3. Rebate under Section 87A

  • Not available due to total income exceeding the threshold


4. Final Tax Liability

  • Income Tax = ₹60,000

  • Health & Education Cess @ 4% = ₹2,400

Total Tax Payable = ₹62,400


What If LTCG Was Not There? (Key Comparison)

If Mr. A had no LTCG:

  • Total Income = ₹12,00,000

  • Within rebate threshold → No tax payable

This highlights a crucial point: Even exempt LTCG, in borderline cases, can push total income beyond the rebate limit and eliminate the benefit entirely.


Core Insight

Exempt income may not be taxed, but it is still counted.

The inclusion of LTCG in total income can:

  • Push income beyond rebate thresholds

  • Indirectly increase overall tax liability


Key Takeaways

  • LTCG exemption does not mean exclusion from total income

  • Rebate eligibility depends on total income, not taxable income

  • Effective tax planning requires considering the interaction of all income components


Conclusion

Even when capital gains are fully exempt, they can quietly impact your tax outcome.
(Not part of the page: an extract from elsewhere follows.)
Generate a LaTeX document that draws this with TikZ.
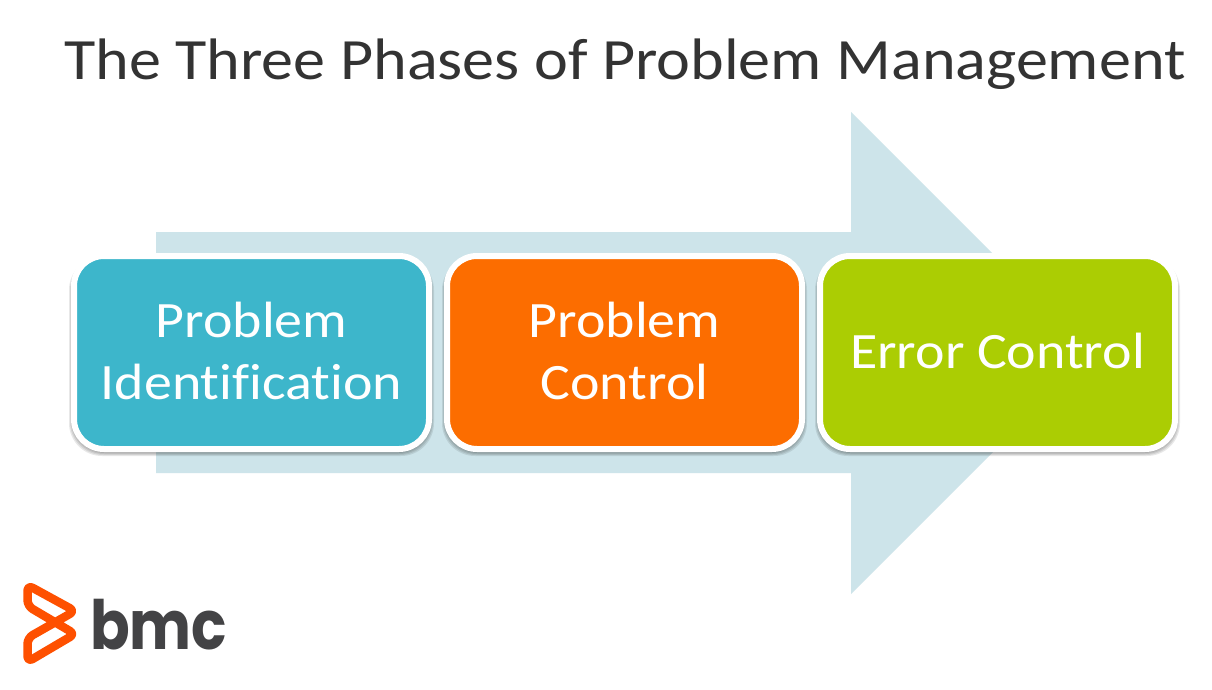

A clear understanding of how total income is computed—and how it affects rebate eligibility—is essential for accurate and efficient tax planning.



Tax Harbour Practical Note

Always simulate your total tax liability after including all income components, even exempt ones like LTCG. A small gain realized at the wrong time can unintentionally increase your overall tax outflow.